Monica 16/08/2022
Nudez Mortal é uma esquisita amálgama entre o policial, protagonizado pela tenente Eve Dallas, o romance levemente erótico e a distopia. O primeiro género é aquele que efetivamente mais me interessa.
O primeiro livro da série Mortal apresenta-nos a protagonista num ápice: após não ter conseguido impedir a morte de uma menina, Dallas, que está mentalmente desgastada, é chamada para resolver um novo caso, sem ter qualquer tempo para descansar ou ser avaliada psicologicamente nas suas capacidades. O crime em questão é um de muitas reviravoltas: uma prostituta chamada Sharon é encontrada morta no seu apartamento, parece ter sido violada, foi baleada múltiplas vezes e deixada sobre a cama completamente nua. Não há sinais de arrombamento, não há ADN presente no apartamento, não há sémen ou pelos púbicos de outrem no corpo da vítima. Mas apesar de todo este cuidado, a arma do crime foi deixada na cena.

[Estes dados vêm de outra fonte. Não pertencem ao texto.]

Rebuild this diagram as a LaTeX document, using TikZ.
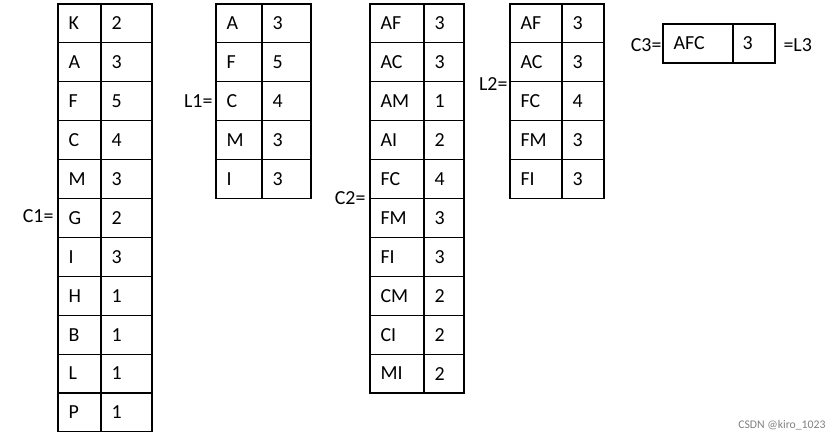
\documentclass[tikz,border=0pt]{standalone}
\usepackage{fontspec}
\setmainfont{Carlito}
\usetikzlibrary{positioning}
\begin{document}
\begin{tikzpicture}[
    x=0.03cm, y=-0.03cm,
    line width = 0.9pt,
    every node/.style={font=\fontsize{17}{20}\selectfont, inner sep=0pt},
    cell/.style={anchor=west},
    lbl/.style={anchor=east}
    ]

    % Determines the boundries
    \path [use as bounding box] (0,0) rectangle (840,442);

    \def\h{38.9}

    % Tables: name / left / split / right / entries
    \foreach \n/\xa/\xb/\xc/\entries in {
        Ca/58/101/152/{K/2,A/3,F/5,C/4,M/3,G/2,I/3,H/1,B/1,L/1,P/1},
        La/216/262/311/{A/3,F/5,C/4,M/3,I/3},
        Cb/370/424/464/{AF/3,AC/3,AM/1,AI/2,FC/4,FM/3,FI/3,CM/2,CI/2,MI/2},
        Lb/510/562/604/{AF/3,AC/3,FC/4,FM/3,FI/3}}{
        \foreach [count=\k] \s/\v in \entries {
            \draw (\xa,{4+(\k-1)*\h}) rectangle (\xb,{4+\k*\h})
                  (\xb,{4+(\k-1)*\h}) rectangle (\xc,{4+\k*\h});
            \node (\n s\k) [cell] at ({\xa+10},{4+(\k-0.5)*\h}) {\s};
            \node (\n v\k) [cell] at ({\xb+10},{4+(\k-0.5)*\h}) {\v};
        }
    }

    % Single row of C3
    \draw (663,24) rectangle (733,63) (733,24) rectangle (775,63);
    \node (Cc) [cell] at (673,43.5) {AFC};
    \node (Ccv) [cell] at (742,43.5) {3};

    % Labels
    \node (C1) [lbl] at (54,216) {C1=};
    \node (L1) [lbl] at (213,101) {L1=};
    \node (C2) [lbl] at (366,198) {C2=};
    \node (L2) [lbl] at (508,84) {L2=};
    \node (C3) [lbl] at (662,45) {C3=};
    \node (L3) [anchor=west] at (783,45) {=L3};

    \node (mark) [anchor=east, font=\fontsize{10}{12}\selectfont, gray] at (826,425) {CSDN @kiro\_1023};

\end{tikzpicture}
\end{document}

Aquilo que vai complicar a já complicada investigação da tenente Dallas é o facto de Sharon não ser uma zé-ninguém. Os pais dela são dois advogados extremamente bem conceituadas na sociedade norte-americana e o seu avô é um deputado de extrema-direita com imenso poder e prestígio no Senado dos EUA. Juntos, esta família irá exercer uma grande pressão, quer mediática, quer política, sobre a investigação de Dallas.
O desenvolvimento da parte criminal acontece como em todos os outros livros. Gradualmente, os detetives vão aprendendo mais sobre o caso, reunindo mais elementos, passando também grande parte do tempo em deduções acerca do caráter psíquico do assassino, fazendo juízos de valor e "e ses" acerca dos mais variados assuntos. Aquilo que distingue Nudez Mortal de outros romances policiais (para além, talvez, de realmente haver romance) é o desenvolvimento de todo um mundo paralelo ao nosso. Embora publicado em 1995, este livro ambienta-se no ano de 2058, quando a tecnologia evoluiu formalmente, as bases de dados expandiram-se, formaram-se estações interespaciais e é possível carregar um computador no bolso. É também em 2058 que noticiamos uns EUA liderados pela extrema-direita, em que os deputados já podem transgredir o mínimo dos dois mandatos consecutivos, como é o caso do avô da vítima:
«O senador, pelo que Eve notou, havia se beneficiado da mudança de temperatura que ocorrera no país, muito quente na opinião dela, e também da revogação da Lei dos Dois Mandatos. De acordo com a legislação atual, um político poderia manter o seu cargo para toda a vida. Tudo o que tinha a fazer era convencer os seus eleitores a reelegê-lo indefinidamente.»
Roberts complementa esta hipótese de mundo com muitas mais características dignas de dissecação, como as críticas à corrupção política, altamente intemporal pelo que notamos, e até as feridas do planeta, vítima da ação humana nefasta durante as alterações climáticas. São frases singelas que aparecem ao longo do livro, mas que intensamente contribuem para tornar a narrativa mais rica.
Dallas é uma personagem forte e determinada, resoluta de que conseguirá trazer justiça às suas vítimas, mas que, ao mesmo tempo, cai nos amores instantâneos de um bilionário francês, também uma figura de enorme relevância em toda a história, numa construção amorosa que deixa muito a desejar. O desenvolvimento do casal é rápido demais, especialmente tendo em conta que a série conta com 55 livros atualmente, e que se fomenta maioritariamente num fervor sexual que perde mais no que ganha. Apesar de ser um casal em que consigo ver um futuro (e até nem desgosto), entendo que lhes faltava algo mais — quiçá um pouco de sensibilidade no que toca ao ambiente circundante.
Não obstante, a escrita fluída, rápida e viciante da autora é um bom combustível durante todo o livro, o que o torna uma boa fonte de entretenimento. Nudez Mortal tem um pouco de tudo: um romance para os aventureiros, um crime porreiro e acessível (que me lembrou, ligeiramente, do American Psycho) e um world-building digno de alguns debates e análises para quem estiver a fim disso.